Problem description
Extract, unchanged, every line from the top of the material below through the line with "c1a.west) -- (c1a.west);", and no more.
#### Data supplied ####
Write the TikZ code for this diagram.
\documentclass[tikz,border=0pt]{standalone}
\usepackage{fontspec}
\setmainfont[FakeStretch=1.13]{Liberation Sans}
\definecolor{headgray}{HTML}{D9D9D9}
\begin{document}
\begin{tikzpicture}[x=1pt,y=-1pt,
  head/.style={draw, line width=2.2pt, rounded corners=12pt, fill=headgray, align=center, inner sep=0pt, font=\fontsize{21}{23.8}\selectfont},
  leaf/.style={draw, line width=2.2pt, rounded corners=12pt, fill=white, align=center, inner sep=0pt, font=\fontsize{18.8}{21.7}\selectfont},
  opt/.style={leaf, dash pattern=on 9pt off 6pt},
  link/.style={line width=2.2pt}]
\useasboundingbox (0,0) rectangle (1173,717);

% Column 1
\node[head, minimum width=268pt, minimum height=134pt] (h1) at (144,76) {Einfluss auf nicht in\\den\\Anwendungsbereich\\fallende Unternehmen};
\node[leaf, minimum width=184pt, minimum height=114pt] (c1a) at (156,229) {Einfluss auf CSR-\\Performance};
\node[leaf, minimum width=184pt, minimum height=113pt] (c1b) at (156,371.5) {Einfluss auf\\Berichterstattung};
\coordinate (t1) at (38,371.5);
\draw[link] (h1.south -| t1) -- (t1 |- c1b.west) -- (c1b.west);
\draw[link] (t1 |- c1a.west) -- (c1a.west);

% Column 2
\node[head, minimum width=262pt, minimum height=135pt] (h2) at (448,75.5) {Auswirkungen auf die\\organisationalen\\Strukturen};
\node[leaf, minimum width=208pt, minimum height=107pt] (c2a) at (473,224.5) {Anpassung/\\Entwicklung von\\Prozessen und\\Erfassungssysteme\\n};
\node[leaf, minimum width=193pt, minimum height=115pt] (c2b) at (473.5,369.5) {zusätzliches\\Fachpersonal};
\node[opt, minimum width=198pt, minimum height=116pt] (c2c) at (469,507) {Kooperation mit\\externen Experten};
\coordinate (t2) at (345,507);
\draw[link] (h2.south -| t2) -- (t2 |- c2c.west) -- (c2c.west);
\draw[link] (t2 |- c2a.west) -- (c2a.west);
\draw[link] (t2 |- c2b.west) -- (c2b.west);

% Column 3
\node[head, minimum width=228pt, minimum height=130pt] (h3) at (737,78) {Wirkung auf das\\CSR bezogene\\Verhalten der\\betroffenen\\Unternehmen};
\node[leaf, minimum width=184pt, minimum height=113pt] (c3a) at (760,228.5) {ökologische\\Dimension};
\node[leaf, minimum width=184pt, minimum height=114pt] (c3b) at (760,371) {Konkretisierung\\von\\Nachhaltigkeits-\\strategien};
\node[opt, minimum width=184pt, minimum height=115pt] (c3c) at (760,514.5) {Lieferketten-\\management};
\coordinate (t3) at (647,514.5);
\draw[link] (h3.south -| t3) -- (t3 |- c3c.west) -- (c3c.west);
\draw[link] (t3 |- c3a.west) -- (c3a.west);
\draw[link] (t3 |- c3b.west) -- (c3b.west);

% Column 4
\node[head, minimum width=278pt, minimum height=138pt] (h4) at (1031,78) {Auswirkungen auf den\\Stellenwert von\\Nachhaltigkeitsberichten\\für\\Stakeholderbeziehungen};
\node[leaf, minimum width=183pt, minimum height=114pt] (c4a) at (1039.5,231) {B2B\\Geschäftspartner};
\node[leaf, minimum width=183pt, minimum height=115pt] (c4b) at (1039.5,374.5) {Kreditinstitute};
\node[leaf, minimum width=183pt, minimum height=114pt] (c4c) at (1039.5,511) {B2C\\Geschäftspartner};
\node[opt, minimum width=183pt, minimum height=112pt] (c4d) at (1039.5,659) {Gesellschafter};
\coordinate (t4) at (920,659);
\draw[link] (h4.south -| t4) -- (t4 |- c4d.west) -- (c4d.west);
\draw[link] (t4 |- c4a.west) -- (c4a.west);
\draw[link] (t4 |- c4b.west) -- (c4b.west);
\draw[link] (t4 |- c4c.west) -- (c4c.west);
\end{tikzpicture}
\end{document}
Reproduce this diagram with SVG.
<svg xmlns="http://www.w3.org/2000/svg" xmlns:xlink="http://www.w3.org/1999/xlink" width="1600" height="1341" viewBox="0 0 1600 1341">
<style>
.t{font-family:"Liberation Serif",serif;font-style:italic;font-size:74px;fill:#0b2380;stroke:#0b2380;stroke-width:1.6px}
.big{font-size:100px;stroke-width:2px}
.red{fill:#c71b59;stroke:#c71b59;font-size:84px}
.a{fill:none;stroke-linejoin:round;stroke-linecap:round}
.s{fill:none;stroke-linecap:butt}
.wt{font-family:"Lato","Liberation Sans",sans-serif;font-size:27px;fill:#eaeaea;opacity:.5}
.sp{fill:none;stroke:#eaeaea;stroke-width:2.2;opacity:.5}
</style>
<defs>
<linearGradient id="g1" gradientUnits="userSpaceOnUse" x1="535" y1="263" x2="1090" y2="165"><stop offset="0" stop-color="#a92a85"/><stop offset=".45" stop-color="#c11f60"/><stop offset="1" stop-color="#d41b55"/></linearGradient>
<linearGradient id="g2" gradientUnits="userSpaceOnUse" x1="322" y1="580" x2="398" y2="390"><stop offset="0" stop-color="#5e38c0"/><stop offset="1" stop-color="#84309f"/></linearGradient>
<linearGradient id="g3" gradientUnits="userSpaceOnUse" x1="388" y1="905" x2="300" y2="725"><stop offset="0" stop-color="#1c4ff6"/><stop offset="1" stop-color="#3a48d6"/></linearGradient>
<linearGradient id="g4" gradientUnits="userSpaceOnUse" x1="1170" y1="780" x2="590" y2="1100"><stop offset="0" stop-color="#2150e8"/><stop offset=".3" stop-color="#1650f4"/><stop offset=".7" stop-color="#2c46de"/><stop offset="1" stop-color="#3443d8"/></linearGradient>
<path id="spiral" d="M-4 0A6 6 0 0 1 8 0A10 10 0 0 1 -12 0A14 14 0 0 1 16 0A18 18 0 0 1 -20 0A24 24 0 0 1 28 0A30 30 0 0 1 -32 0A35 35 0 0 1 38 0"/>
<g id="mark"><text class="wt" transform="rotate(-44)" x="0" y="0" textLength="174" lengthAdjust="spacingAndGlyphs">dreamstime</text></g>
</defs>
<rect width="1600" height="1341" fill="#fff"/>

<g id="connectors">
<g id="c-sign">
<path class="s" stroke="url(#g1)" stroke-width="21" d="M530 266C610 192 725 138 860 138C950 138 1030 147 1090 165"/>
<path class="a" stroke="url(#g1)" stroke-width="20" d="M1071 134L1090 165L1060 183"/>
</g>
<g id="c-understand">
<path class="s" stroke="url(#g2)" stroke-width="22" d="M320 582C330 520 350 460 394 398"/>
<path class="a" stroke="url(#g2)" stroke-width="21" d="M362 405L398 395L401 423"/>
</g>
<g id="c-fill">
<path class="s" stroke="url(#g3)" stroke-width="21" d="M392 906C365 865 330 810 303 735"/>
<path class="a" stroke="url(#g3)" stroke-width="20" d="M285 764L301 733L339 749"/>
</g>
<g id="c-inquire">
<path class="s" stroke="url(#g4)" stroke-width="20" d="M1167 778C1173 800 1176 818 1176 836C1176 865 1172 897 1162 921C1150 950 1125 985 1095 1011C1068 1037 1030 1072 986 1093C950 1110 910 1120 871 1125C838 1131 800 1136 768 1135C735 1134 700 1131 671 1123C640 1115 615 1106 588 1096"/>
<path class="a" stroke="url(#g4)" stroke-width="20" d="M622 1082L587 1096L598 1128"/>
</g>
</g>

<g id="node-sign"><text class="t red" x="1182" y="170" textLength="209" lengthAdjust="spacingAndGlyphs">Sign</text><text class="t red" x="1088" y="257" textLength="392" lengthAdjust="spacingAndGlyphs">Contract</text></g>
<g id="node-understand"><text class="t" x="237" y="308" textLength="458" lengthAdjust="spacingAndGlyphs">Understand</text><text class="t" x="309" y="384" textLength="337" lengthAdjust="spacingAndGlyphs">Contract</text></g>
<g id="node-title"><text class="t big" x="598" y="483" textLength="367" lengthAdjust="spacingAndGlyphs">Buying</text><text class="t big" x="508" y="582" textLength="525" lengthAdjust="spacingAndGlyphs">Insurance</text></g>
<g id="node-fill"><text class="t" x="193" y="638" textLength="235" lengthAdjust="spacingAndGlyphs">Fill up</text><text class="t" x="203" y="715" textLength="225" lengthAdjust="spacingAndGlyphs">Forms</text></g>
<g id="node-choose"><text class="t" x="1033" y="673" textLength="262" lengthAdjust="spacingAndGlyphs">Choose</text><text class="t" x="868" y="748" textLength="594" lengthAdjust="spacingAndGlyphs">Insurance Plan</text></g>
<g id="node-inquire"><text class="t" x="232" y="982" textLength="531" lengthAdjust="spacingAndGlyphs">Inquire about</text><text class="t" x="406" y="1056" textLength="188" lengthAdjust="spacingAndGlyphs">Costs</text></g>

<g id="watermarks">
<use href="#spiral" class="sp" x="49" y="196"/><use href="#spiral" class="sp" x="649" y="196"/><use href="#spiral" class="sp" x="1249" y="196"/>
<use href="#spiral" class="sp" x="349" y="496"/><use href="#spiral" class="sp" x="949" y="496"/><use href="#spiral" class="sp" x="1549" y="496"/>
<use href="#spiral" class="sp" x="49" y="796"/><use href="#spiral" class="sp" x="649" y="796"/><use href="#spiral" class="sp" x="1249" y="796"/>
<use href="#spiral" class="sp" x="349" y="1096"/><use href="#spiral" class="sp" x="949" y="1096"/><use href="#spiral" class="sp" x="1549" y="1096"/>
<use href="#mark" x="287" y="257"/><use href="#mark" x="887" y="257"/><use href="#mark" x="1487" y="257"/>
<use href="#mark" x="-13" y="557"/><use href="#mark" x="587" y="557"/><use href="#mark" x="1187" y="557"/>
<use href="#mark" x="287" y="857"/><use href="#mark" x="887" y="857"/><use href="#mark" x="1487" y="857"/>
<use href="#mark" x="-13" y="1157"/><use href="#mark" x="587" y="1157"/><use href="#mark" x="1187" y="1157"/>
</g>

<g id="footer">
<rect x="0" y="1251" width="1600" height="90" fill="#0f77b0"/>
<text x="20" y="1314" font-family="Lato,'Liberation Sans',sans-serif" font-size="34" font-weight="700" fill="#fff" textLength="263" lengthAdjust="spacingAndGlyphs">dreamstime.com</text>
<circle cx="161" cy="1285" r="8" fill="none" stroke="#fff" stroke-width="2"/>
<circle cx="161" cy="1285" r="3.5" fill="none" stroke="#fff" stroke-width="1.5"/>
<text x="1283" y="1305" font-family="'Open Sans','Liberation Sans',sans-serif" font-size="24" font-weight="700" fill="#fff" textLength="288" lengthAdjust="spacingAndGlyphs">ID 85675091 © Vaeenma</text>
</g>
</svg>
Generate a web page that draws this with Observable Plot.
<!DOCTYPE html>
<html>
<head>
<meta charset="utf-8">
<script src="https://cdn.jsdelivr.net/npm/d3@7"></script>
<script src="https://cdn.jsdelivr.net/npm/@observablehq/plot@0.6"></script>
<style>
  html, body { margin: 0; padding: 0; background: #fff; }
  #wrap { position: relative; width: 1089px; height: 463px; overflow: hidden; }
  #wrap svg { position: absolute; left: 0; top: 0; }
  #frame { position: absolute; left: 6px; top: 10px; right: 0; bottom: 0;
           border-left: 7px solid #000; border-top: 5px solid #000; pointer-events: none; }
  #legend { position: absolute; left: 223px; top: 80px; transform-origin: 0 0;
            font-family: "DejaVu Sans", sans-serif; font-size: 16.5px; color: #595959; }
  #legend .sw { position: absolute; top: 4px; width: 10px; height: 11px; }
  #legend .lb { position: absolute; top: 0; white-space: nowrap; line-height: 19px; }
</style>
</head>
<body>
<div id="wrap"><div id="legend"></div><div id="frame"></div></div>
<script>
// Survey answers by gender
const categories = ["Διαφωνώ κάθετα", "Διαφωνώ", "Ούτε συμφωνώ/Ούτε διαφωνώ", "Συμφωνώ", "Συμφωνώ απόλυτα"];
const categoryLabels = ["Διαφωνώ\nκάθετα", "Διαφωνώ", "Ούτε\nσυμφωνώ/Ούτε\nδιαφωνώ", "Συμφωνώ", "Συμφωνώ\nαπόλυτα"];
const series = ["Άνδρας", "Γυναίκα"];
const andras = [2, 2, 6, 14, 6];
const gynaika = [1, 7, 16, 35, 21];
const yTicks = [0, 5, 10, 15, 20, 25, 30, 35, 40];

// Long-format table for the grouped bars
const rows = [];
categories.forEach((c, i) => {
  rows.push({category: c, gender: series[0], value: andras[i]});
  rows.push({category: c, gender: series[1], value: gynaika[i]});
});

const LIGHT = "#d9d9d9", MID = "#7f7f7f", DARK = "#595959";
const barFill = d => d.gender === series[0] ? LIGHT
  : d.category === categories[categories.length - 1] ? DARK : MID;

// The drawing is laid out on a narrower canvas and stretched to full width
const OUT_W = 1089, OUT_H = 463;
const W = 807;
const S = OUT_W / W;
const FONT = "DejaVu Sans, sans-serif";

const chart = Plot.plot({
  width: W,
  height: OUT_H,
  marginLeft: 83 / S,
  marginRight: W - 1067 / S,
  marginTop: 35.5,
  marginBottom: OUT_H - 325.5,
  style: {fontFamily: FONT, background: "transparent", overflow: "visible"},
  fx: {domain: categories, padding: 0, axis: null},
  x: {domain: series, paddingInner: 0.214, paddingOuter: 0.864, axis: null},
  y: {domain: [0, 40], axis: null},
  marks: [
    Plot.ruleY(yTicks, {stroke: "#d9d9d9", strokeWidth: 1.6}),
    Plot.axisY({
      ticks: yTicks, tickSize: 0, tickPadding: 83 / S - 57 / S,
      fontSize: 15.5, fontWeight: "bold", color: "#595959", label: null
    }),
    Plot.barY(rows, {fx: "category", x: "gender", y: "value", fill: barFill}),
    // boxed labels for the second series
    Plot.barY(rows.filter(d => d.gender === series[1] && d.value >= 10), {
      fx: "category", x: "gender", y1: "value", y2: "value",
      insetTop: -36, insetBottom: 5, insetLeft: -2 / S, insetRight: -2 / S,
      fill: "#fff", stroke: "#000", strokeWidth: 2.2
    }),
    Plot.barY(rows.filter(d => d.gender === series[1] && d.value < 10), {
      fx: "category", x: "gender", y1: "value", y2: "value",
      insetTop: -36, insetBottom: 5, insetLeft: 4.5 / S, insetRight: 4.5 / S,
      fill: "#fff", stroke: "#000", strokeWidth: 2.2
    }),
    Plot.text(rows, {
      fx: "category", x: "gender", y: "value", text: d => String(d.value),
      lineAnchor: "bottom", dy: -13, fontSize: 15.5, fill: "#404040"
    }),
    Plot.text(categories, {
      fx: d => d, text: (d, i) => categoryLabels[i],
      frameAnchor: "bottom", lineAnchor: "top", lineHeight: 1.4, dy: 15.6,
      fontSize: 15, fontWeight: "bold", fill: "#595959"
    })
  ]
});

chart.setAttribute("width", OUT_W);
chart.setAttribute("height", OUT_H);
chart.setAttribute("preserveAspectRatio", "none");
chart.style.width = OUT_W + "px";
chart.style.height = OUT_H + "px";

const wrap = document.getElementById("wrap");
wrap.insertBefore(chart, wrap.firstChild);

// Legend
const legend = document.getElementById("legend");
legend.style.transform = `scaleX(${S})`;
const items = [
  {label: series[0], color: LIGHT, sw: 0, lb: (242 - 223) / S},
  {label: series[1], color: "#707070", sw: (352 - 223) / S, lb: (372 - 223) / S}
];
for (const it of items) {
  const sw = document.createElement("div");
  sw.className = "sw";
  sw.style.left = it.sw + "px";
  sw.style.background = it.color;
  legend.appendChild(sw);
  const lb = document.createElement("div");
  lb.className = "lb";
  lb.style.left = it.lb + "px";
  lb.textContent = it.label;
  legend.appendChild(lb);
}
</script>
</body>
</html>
####
Full output
Write the TikZ code for this diagram.
\documentclass[tikz,border=0pt]{standalone}
\usepackage{fontspec}
\setmainfont[FakeStretch=1.13]{Liberation Sans}
\definecolor{headgray}{HTML}{D9D9D9}
\begin{document}
\begin{tikzpicture}[x=1pt,y=-1pt,
  head/.style={draw, line width=2.2pt, rounded corners=12pt, fill=headgray, align=center, inner sep=0pt, font=\fontsize{21}{23.8}\selectfont},
  leaf/.style={draw, line width=2.2pt, rounded corners=12pt, fill=white, align=center, inner sep=0pt, font=\fontsize{18.8}{21.7}\selectfont},
  opt/.style={leaf, dash pattern=on 9pt off 6pt},
  link/.style={line width=2.2pt}]
\useasboundingbox (0,0) rectangle (1173,717);

% Column 1
\node[head, minimum width=268pt, minimum height=134pt] (h1) at (144,76) {Einfluss auf nicht in\\den\\Anwendungsbereich\\fallende Unternehmen};
\node[leaf, minimum width=184pt, minimum height=114pt] (c1a) at (156,229) {Einfluss auf CSR-\\Performance};
\node[leaf, minimum width=184pt, minimum height=113pt] (c1b) at (156,371.5) {Einfluss auf\\Berichterstattung};
\coordinate (t1) at (38,371.5);
\draw[link] (h1.south -| t1) -- (t1 |- c1b.west) -- (c1b.west);
\draw[link] (t1 |- c1a.west) -- (c1a.west);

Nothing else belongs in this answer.